United States Supreme Court (1874)

Facts

Issue

Holding — Strong, J.

Rule

Reasoning

Deep Dive: How the Court Reached Its Decision

Legislative Intent of the 1843 Resolution

The U.S. Supreme Court interpreted the 1843 Pennsylvania legislative resolution as a clear and unambiguous expression of intent to protect contractors, laborers, and workmen by providing them with a lien of indefinite duration on the property of companies that owe them debts. The Court found that the resolution was designed to ensure that these creditors had priority over any subsequent mortgages or transfers of property made by the company without their written consent. The language of the resolution was explicit in rendering any such mortgage or transfer fraudulent, null, and void against the claims of these creditors. This was intended to prevent contractors from being disadvantaged by secret transfers that could undermine their ability to collect debts owed to them.

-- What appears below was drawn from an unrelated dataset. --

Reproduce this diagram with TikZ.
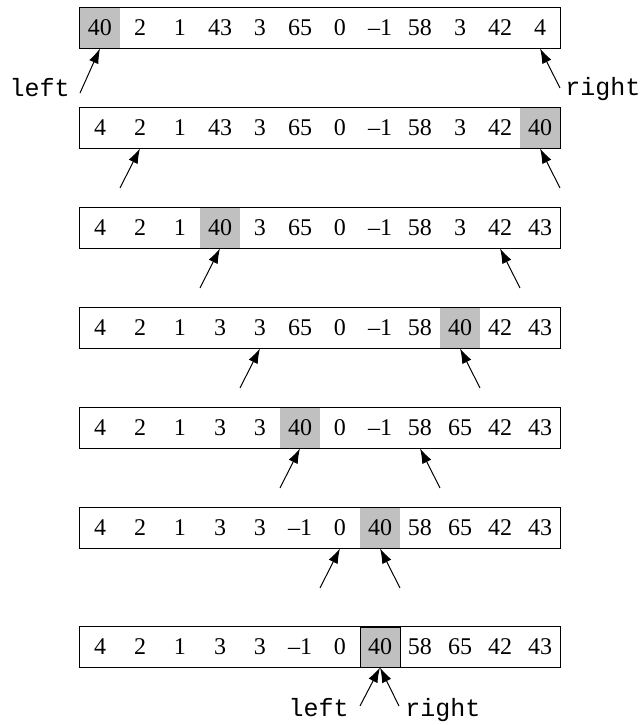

Thus, the resolution was not merely a re-enactment of existing laws against fraudulent transfers but a creation of a statutory lien that protected contractors' claims.

Nature of the Lien Provided by the Resolution

The Court characterized the lien provided by the 1843 resolution as an equitable lien, which, although not a "jus in re" or "jus ad rem," was a charge upon the property. This lien gave contractors a right to prevent any disposition of the property by the company that could defeat their claim. The lien was not dependent on public recording or the existence of a judgment, as its purpose was to secure the contractor's ability to satisfy their debt from the company's property before any mortgagee. The Court emphasized that this lien took precedence over any right acquired by a mortgagee under a mortgage made after the debt to the contractor was incurred. Consequently, the contractor could pursue the property for debt satisfaction without interference from the mortgagee, despite the mortgage being executed before the judgment.

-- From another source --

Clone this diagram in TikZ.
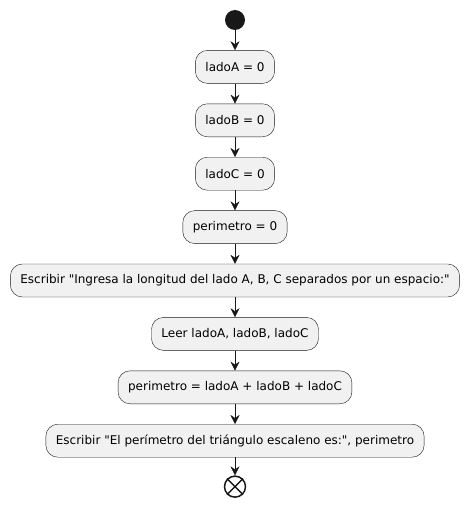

Impact of the 1862 Pennsylvania Act

The Court noted that the 1862 Pennsylvania Act reinforced the protection provided by the 1843 resolution. This act allowed contractors to enforce their claims against the property of companies that had been transferred in violation of the resolution. Under the act, a contractor needed only to have a judgment against the indebted company to proceed by scire facias against any person or company claiming to own the property under a mortgage made in contravention of the 1843 resolution. The Court recognized that the act did not require the contractor's judgment to be a lien on the property, thereby acknowledging the existence of a lien independent of the judgment. The act provided a mechanism for contractors to assert their claims against property even if it had been transferred before any judgment was obtained, further supporting the notion of a statutory lien with no limitation on its duration.

Effect of the Foreclosure Sale

The Court rejected the argument that the foreclosure sale under the mortgage extinguished Fox's lien. The Court emphasized that the sale was made subject to any lawful claims or rights that existed prior to or were paramount to the mortgage, as specified by the decree of the Supreme Court of Pennsylvania. Since Fox's lien was independent of his judgment and was established by the legislative resolution of 1843, it remained unaffected by the foreclosure sale. The Court concluded that the statutory lien granted to Fox as a contractor was not divested by the sale, and he retained the right to enforce his claim against the property. Consequently, Fox was not limited to seeking satisfaction from the proceeds of the foreclosure sale, as his lien on the property itself remained valid.

Rejection of the Repeal Argument

The Court dismissed the notion that the 1851 legislative act, which empowered the Hemphill Railroad Company to mortgage its property, exempted the company from the operation of the 1843 resolution. The Court reasoned that the authority granted in the 1851 act to mortgage property did not imply a repeal of the 1843 resolution. The Court underscored that legislative intent to repeal an earlier statute must be clearly expressed or necessarily implied, neither of which was evident in this case. Both the 1843 resolution and the 1851 act could coexist, as the former regulated and limited the exercise of the mortgage power conferred by the latter. As such, the Hemphill Railroad Company's ability to mortgage its property was still subject to the restrictions of the 1843 resolution, which protected the claims of contractors like Fox.